Wright embraces those ideals at the Center for Christian Statesmanship. Its mission is to restore a vision for Christian statesmanship, starting in the nation's capital. "We have this great and godly heritage as a Christian nation, and that has unfortunately been lost to our history and among our political leaders."
So the Center was established to bring Christ and the gospel to our leaders, proclaim Christ to those who don't know him, and strengthen the faith of the Christians who are in leadership, explains Wright. They will disciple them, mentor them, encourage them to go deeper in their faith. And they try to get congressional Christians to apply their faith to public life.
"We remind the political leaders of the responsibility they have to give an account to God for their service and to turn to God for His providential provision for all that we need as a nation."
It is a unique ministry for Capitol Hill, says Wright. "This place is populated with every sort of organization that seeks some favor from our government.
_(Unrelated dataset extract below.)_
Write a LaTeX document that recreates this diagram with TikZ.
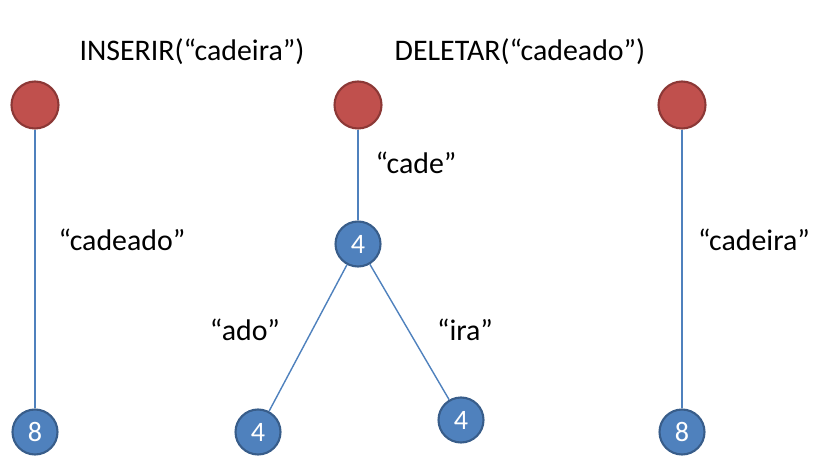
\documentclass[tikz,border=0pt]{standalone}
\usepackage{fontspec}
\setmainfont{Carlito}
\usetikzlibrary{positioning}
\definecolor{rootred}{HTML}{C0504D}
\definecolor{rootedge}{HTML}{8C3836}
\definecolor{leafblue}{HTML}{4F81BD}
\definecolor{leafedge}{HTML}{385D8A}
\begin{document}
\begin{tikzpicture}[x=0.02cm,y=-0.02cm]
\tikzstyle{root}=[circle,draw=rootedge,fill=rootred,line width=1.2pt,minimum size=0.94cm,inner sep=0pt]
\tikzstyle{leaf}=[circle,draw=leafedge,fill=leafblue,line width=1.2pt,minimum size=0.9cm,inner sep=0pt,text=white,font=\fontsize{16}{18}\selectfont]
\tikzstyle{lbl}=[font=\fontsize{17}{20}\selectfont]
\tikzstyle{link}=[draw=leafblue,line width=0.8pt]
\useasboundingbox (0,0) rectangle (820,465);
\node[lbl] (ins) at (192,52) {INSERIR(“cadeira”)};
\node[lbl] (del) at (520,52) {DELETAR(“cadeado”)};
% first trie
\node[root] (r1) at (35,105) {};
\node[leaf] (a8) at (35,432) {8};
% second trie
\node[root] (r2) at (358,105) {};
\node[leaf] (b4) at (358,244) {4};
\node[leaf] (c4) at (258,432) {4};
\node[leaf] (d4) at (461,420) {4};
% third trie
\node[root] (r3) at (682,105) {};
\node[leaf] (e8) at (682,432) {8};
\path[link] (r1) -- (a8);
\path[link] (r2) -- (b4);
\path[link] (b4) -- (c4);
\path[link] (b4) -- (d4);
\path[link] (r3) -- (e8);
\node[lbl] (t1) at (122,240) {“cadeado”};
\node[lbl] (t2) at (416,163) {“cade”};
\node[lbl] (t3) at (245,330) {“ado”};
\node[lbl] (t4) at (465,330) {“ira”};
\node[lbl] (t5) at (754,240) {“cadeira”};
\end{tikzpicture}
\end{document}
They want influence, they want a vote, they want a bill, they want some answer from our bureaucracy."
The Center's staff is different in that they say to Congress: "We want nothing from you. We are here to serve you and we care about your spiritual welfare." Wright laughs. "Our mission is so counter to this place that we get funny looks sometimes."
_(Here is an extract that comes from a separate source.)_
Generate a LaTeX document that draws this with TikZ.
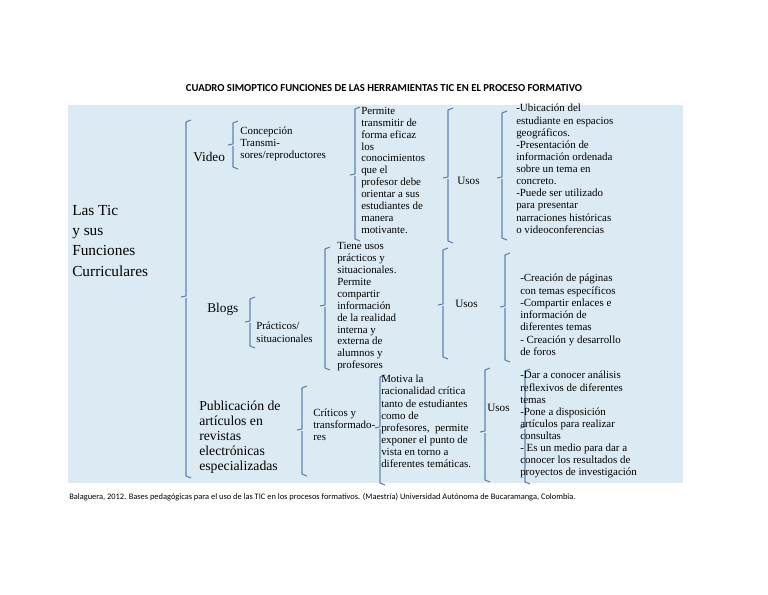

He clearly enjoys his job, especially mentoring and equipping the young staffers. "We invest in them and pour our lives in these future leaders," he adds.
When Wright was first asked to serve as executive director of the Center for Christian Statesmanship, he admits he was a bit "surprised." At the time, he was operating a successful property management business, had just completed his doctorate. in finance, and was poised to enter a teaching and research career in higher education. But he was "open to God having a different plan," and that plan led him back to the nation's capital, where he was born and raised.
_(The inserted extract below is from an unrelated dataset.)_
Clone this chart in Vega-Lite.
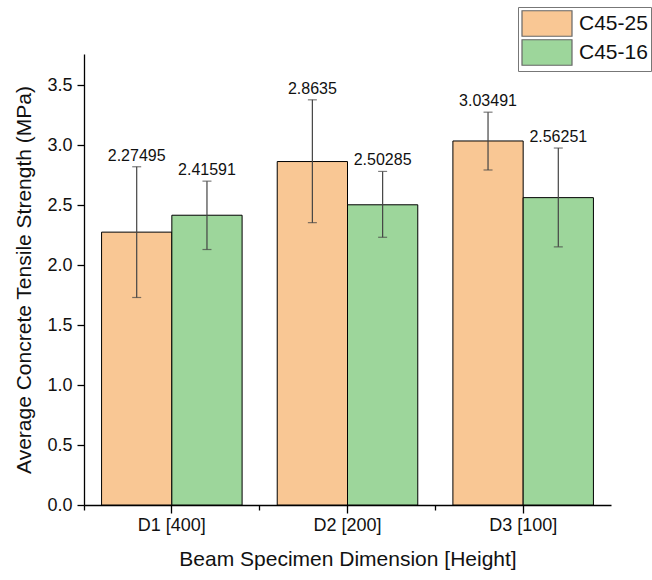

An active elder for many years at Coral Ridge Presbyterian Church in Fort Lauderdale, Fla., Wright directed the church's outreach programs to the poor as well as a nonprofit organization dedicated to educating local municipalities on the impact of pornography. In addition, Wright served for eight years on the board of a crisis pregnancy center and served on the board of Knox Theological Seminary.
In wrapping up the conversation, we return to the theme of patriotism. Wright points out that Washington, D.C., where the Center is located, helps stir a sense of patriotism. He said he recently visited Arlington Cemetery to lead devotions for a Christian tour group. "You just see these cascading tombstones, coming down from the hills. It's crying out with a very important message: Freedom is not free. There was a price that was paid.
"I think that the Fourth is a good time to be reminded that diligence is the price of liberty," Wright concludes. "And our liberty ultimately comes to us from God."